Give again, verbatim, the lines between the line that contains "Reproduce this chart" and the line that contains "import * as", counting both ends. Pictures are excluded from the copy.

•••

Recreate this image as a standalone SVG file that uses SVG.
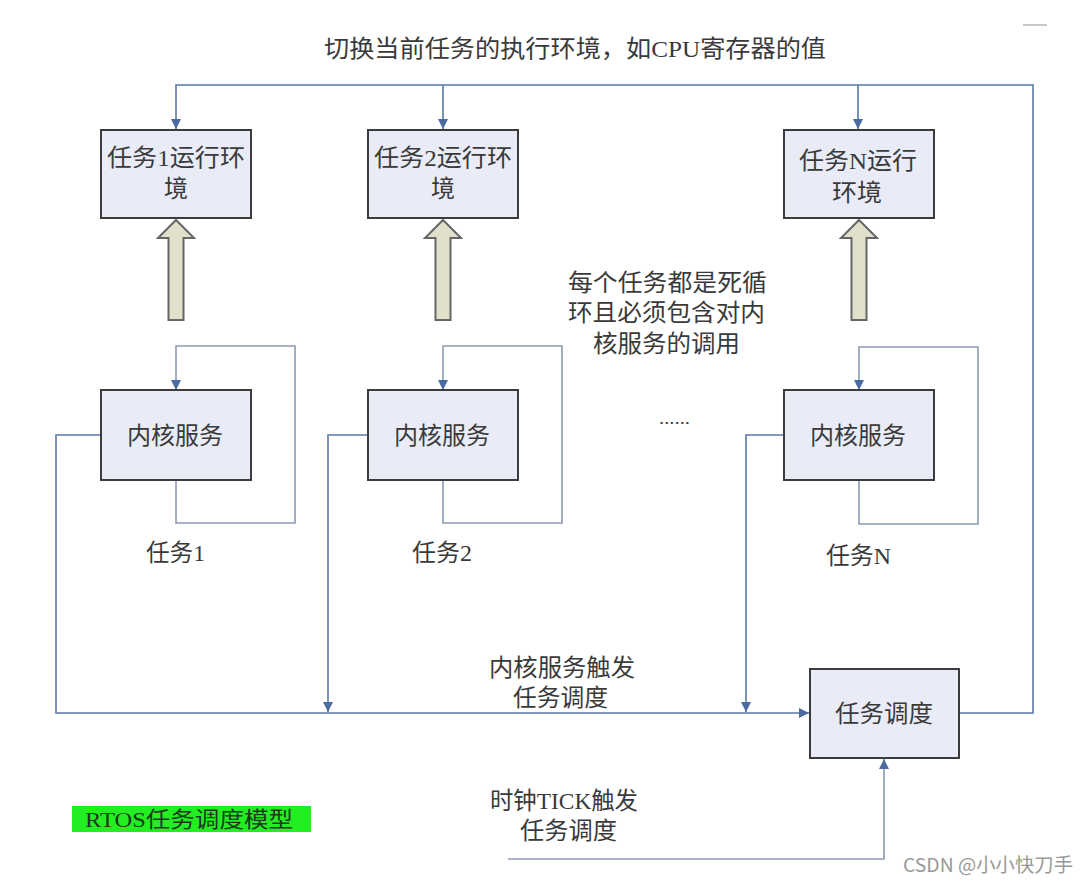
<svg xmlns="http://www.w3.org/2000/svg" width="1089" height="884" viewBox="0 0 1089 884">
<style>
.t{font-family:"Liberation Serif","Noto Sans CJK SC",serif;font-size:24px;fill:#3a3a3a;}
.box{fill:#e9ecf7;stroke:#3c3c3c;stroke-width:2;}
.ln{fill:none;stroke:#5a78a8;stroke-width:1.6;}
.lp{fill:none;stroke:#8e9bb2;stroke-width:1.6;}
.blk{fill:#e1e1cb;stroke:#666;stroke-width:2;stroke-linejoin:miter;}
</style>
<defs>
<marker id="ah" viewBox="0 0 10 10" refX="10" refY="5" markerWidth="11" markerHeight="10" markerUnits="userSpaceOnUse" orient="auto">
<path d="M0,0 L10,5 L0,10 z" fill="#4a6aa0"/>
</marker>
</defs>
<rect width="1089" height="884" fill="#ffffff"/>
<line x1="1023" y1="25" x2="1047" y2="25" stroke="#c8c8c8" stroke-width="2"/>

<g id="connectors">
<path class="ln" d="M959,713 H1033 V85 H176 V129" marker-end="url(#ah)"/>
<path class="ln" d="M443,85 V129" marker-end="url(#ah)"/>
<path class="ln" d="M858,85 V129" marker-end="url(#ah)"/>
<path class="lp" d="M176,480 V523 H295 V346 H176 V390" marker-end="url(#ah)"/>
<path class="lp" d="M443,480 V523 H562 V346 H443 V390" marker-end="url(#ah)"/>
<path class="lp" d="M859,480 V524 H978 V347 H859 V390" marker-end="url(#ah)"/>
<path class="ln" d="M101,435 H56 V713 H809" marker-end="url(#ah)"/>
<path class="ln" d="M368,435 H328 V712" marker-end="url(#ah)"/>
<path class="ln" d="M784,435 H746 V712" marker-end="url(#ah)"/>
<path class="lp" d="M508,859 H884 V759" marker-end="url(#ah)"/>
</g>

<g id="arrows-up">
<polygon class="blk" points="176,220 194,238 183.5,238 183.5,320 168.5,320 168.5,238 158,238"/>
<polygon class="blk" points="443,220 461,238 450.5,238 450.5,320 435.5,320 435.5,238 425,238"/>
<polygon class="blk" points="859,220 877,238 866.5,238 866.5,320 851.5,320 851.5,238 841,238"/>
</g>

<text class="t" x="324" y="57" textLength="502" lengthAdjust="spacingAndGlyphs">切换当前任务的执行环境，如CPU寄存器的值</text>

<g id="env1">
<rect class="box" x="101" y="130" width="150" height="88"/>
<text class="t" x="107" y="166" textLength="138" lengthAdjust="spacingAndGlyphs">任务1运行环</text>
<text class="t" x="176" y="197" text-anchor="middle">境</text>
</g>
<g id="env2">
<rect class="box" x="368" y="130" width="150" height="88"/>
<text class="t" x="374" y="166" textLength="138" lengthAdjust="spacingAndGlyphs">任务2运行环</text>
<text class="t" x="443" y="197" text-anchor="middle">境</text>
</g>
<g id="envN">
<rect class="box" x="784" y="130" width="150" height="88"/>
<text class="t" x="799" y="169" textLength="118" lengthAdjust="spacingAndGlyphs">任务N运行</text>
<text class="t" x="832" y="201" textLength="50" lengthAdjust="spacingAndGlyphs">环境</text>
</g>

<g id="kernel1">
<rect class="box" x="101" y="390" width="150" height="90"/>
<text class="t" x="127" y="444" textLength="96" lengthAdjust="spacingAndGlyphs">内核服务</text>
</g>
<g id="kernel2">
<rect class="box" x="368" y="390" width="150" height="90"/>
<text class="t" x="394" y="444" textLength="96" lengthAdjust="spacingAndGlyphs">内核服务</text>
</g>
<g id="kernelN">
<rect class="box" x="784" y="390" width="150" height="90"/>
<text class="t" x="810" y="444" textLength="96" lengthAdjust="spacingAndGlyphs">内核服务</text>
</g>

<text class="t" x="146" y="561" textLength="59" lengthAdjust="spacingAndGlyphs">任务1</text>
<text class="t" x="412" y="561" textLength="60" lengthAdjust="spacingAndGlyphs">任务2</text>
<text class="t" x="826" y="564" textLength="65" lengthAdjust="spacingAndGlyphs">任务N</text>

<text class="t" x="568" y="291" textLength="199" lengthAdjust="spacingAndGlyphs">每个任务都是死循</text>
<text class="t" x="568" y="321" textLength="197" lengthAdjust="spacingAndGlyphs">环且必须包含对内</text>
<text class="t" x="593" y="352" textLength="147" lengthAdjust="spacingAndGlyphs">核服务的调用</text>

<text class="t" x="659" y="424" style="font-size:16px" textLength="31" lengthAdjust="spacingAndGlyphs">......</text>

<text class="t" x="489" y="676" textLength="146" lengthAdjust="spacingAndGlyphs">内核服务触发</text>
<text class="t" x="513" y="706" textLength="95" lengthAdjust="spacingAndGlyphs">任务调度</text>

<text class="t" x="490" y="809" textLength="148" lengthAdjust="spacingAndGlyphs">时钟TICK触发</text>
<text class="t" x="520" y="839" textLength="97" lengthAdjust="spacingAndGlyphs">任务调度</text>

<g id="scheduler">
<rect class="box" x="810" y="669" width="149" height="89"/>
<text class="t" x="835" y="722" textLength="98" lengthAdjust="spacingAndGlyphs">任务调度</text>
</g>

<g id="title-label">
<rect x="72" y="806" width="239" height="26" fill="#22ee22"/>
<text class="t" x="85" y="827" style="font-size:22px;fill:#1e3a1e" textLength="208" lengthAdjust="spacingAndGlyphs">RTOS任务调度模型</text>
</g>

<text x="903" y="872" font-family="'Noto Sans CJK SC','Noto Sans',sans-serif" font-size="19" fill="#999" textLength="170" lengthAdjust="spacingAndGlyphs">CSDN @小小快刀手</text>
</svg>
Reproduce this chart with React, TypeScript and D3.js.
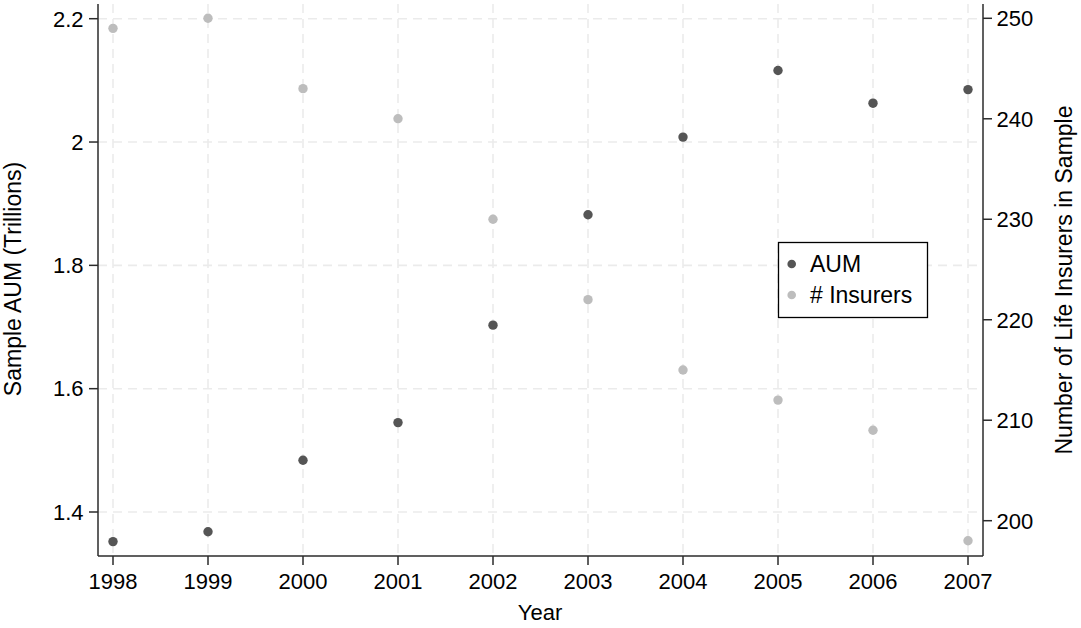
import React from "react";
import * as d3 from "d3";

const years = [1998, 1999, 2000, 2001, 2002, 2003, 2004, 2005, 2006, 2007];
const aum = [1.352, 1.368, 1.484, 1.545, 1.703, 1.882, 2.008, 2.116, 2.063, 2.085];
const insurers = [249, 250, 243, 240, 230, 222, 215, 212, 209, 198];
const leftTicks = [1.4, 1.6, 1.8, 2.0, 2.2];
const rightTicks = [200, 210, 220, 230, 240, 250];
const legendLabels = ["AUM", "# Insurers"];

const W = 1081;
const H = 628;
const FONT = "'Liberation Sans', Arial, Helvetica, sans-serif";
const DARK = "#555555";
const LIGHT = "#bdbdbd";
const AXIS = "#2b2b2b";

export default function App() {
  const x = d3.scaleLinear().domain([1998, 2007]).range([113, 968]);
  const yL = d3.scaleLinear().domain([1.4, 2.2]).range([512, 18.7]);
  const yR = d3.scaleLinear().domain([200, 250]).range([520.7, 18.3]);
  const left = 98;
  const right = 983;
  const top = 4;
  const bottom = 556;
  const fmt = (v: number) => (Math.abs(v - 2) < 1e-9 ? "2" : d3.format(".1f")(v));

  return (
    <svg
      width={W}
      height={H}
      style={{ position: "absolute", left: 0, top: 0, background: "#fff" }}
      fontFamily={FONT}
    >
      <rect x={0} y={0} width={W} height={H} fill="#fff" />
      {/* grid */}
      {leftTicks.map((t) => (
        <line key={"gh" + t} x1={left} x2={right} y1={yL(t)} y2={yL(t)} stroke="#ebebeb" strokeWidth={1.6} strokeDasharray="9 6" />
      ))}
      {years.map((t) => (
        <line key={"gv" + t} x1={x(t)} x2={x(t)} y1={top} y2={bottom} stroke="#ebebeb" strokeWidth={1.6} strokeDasharray="9 6" />
      ))}
      {/* axes */}
      <line x1={left} x2={left} y1={top} y2={bottom} stroke={AXIS} strokeWidth={1.5} />
      <line x1={right} x2={right} y1={top} y2={bottom} stroke={AXIS} strokeWidth={1.5} />
      <line x1={left} x2={right} y1={bottom} y2={bottom} stroke={AXIS} strokeWidth={1.5} />
      {leftTicks.map((t) => (
        <g key={"lt" + t}>
          <line x1={left - 9} x2={left} y1={yL(t)} y2={yL(t)} stroke={AXIS} strokeWidth={1.5} />
          <text x={83.5} y={yL(t) + 7.8} textAnchor="end" fontSize={22} fill="#000">{fmt(t)}</text>
        </g>
      ))}
      {rightTicks.map((t) => (
        <g key={"rt" + t}>
          <line x1={right} x2={right + 9} y1={yR(t)} y2={yR(t)} stroke={AXIS} strokeWidth={1.5} />
          <text x={996.5} y={yR(t) + 7.8} textAnchor="start" fontSize={22} fill="#000">{t}</text>
        </g>
      ))}
      {years.map((t) => (
        <g key={"xt" + t}>
          <line x1={x(t)} x2={x(t)} y1={bottom} y2={bottom + 9} stroke={AXIS} strokeWidth={1.5} />
          <text x={x(t)} y={588.5} textAnchor="middle" fontSize={22} fill="#000">{t}</text>
        </g>
      ))}
      {/* titles */}
      <text x={540} y={620} textAnchor="middle" fontSize={22} fill="#000">Year</text>
      <text transform={`translate(20.5,279) rotate(-90)`} textAnchor="middle" fontSize={23} fill="#000">Sample AUM (Trillions)</text>
      <text transform={`translate(1072,280) rotate(-90)`} textAnchor="middle" fontSize={23} fill="#000">Number of Life Insurers in Sample</text>
      {/* points */}
      {years.map((yr, i) => (
        <circle key={"ins" + yr} cx={x(yr)} cy={yR(insurers[i])} r={4.7} fill={LIGHT} />
      ))}
      {years.map((yr, i) => (
        <circle key={"aum" + yr} cx={x(yr)} cy={yL(aum[i])} r={4.7} fill={DARK} />
      ))}
      {/* legend */}
      <rect x={778.5} y={242.5} width={149} height={75} fill="#fff" stroke="#000" strokeWidth={1.3} />
      {legendLabels.map((lab, i) => (
        <g key={lab}>
          <circle cx={791.7} cy={264 + i * 31} r={4.3} fill={i === 0 ? DARK : LIGHT} />
          <text x={810} y={272 + i * 31} fontSize={23} fill="#000">{lab}</text>
        </g>
      ))}
    </svg>
  );
}
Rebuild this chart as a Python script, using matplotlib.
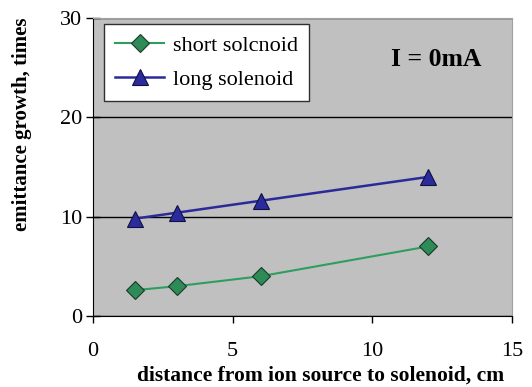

•••

FINISHED EXERCISE ->
Reproduce this chart with React, TypeScript and D3.js.
import React from "react";
import * as d3 from "d3";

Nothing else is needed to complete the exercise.